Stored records
..............................

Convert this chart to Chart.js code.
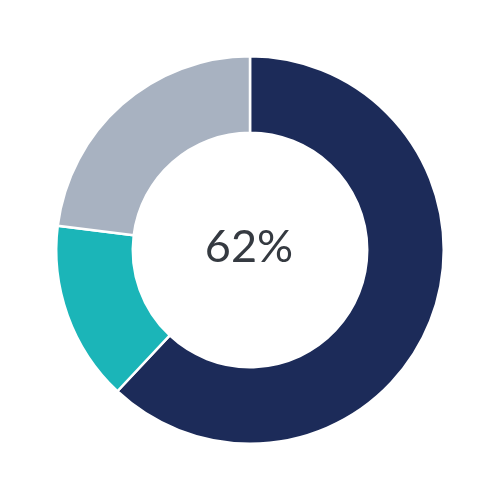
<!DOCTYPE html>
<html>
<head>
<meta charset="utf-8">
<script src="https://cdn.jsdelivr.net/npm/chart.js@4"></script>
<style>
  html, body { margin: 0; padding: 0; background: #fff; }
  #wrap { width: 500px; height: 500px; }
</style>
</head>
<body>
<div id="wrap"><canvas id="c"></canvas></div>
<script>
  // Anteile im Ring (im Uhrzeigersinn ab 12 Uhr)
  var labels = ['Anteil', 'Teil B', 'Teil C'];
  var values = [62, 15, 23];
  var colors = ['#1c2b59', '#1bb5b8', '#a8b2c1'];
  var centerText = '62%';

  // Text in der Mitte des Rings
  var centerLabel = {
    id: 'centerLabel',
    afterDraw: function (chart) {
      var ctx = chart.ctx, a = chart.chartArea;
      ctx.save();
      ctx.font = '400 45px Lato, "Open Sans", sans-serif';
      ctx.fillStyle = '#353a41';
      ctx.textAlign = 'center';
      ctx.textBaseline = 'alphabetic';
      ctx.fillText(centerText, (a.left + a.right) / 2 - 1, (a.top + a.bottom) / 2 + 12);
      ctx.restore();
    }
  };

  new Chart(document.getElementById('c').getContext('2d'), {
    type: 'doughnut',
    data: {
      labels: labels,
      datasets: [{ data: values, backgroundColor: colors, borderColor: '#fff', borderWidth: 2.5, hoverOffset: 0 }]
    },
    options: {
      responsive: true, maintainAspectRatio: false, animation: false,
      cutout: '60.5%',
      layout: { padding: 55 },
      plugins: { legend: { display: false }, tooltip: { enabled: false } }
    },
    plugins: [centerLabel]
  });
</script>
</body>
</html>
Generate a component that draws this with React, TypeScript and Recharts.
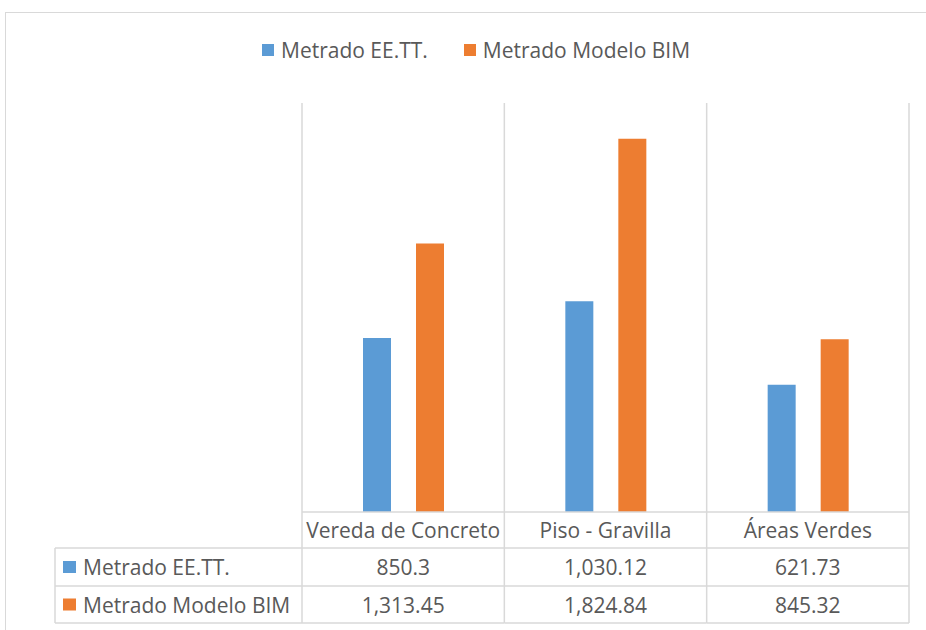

..............................

◆ WHAT YOU ARE ASKED TO DO:
Above are some records. Report the number of their lines that include "this", and add nothing else.

◆ RESULT OF THE TASK:
2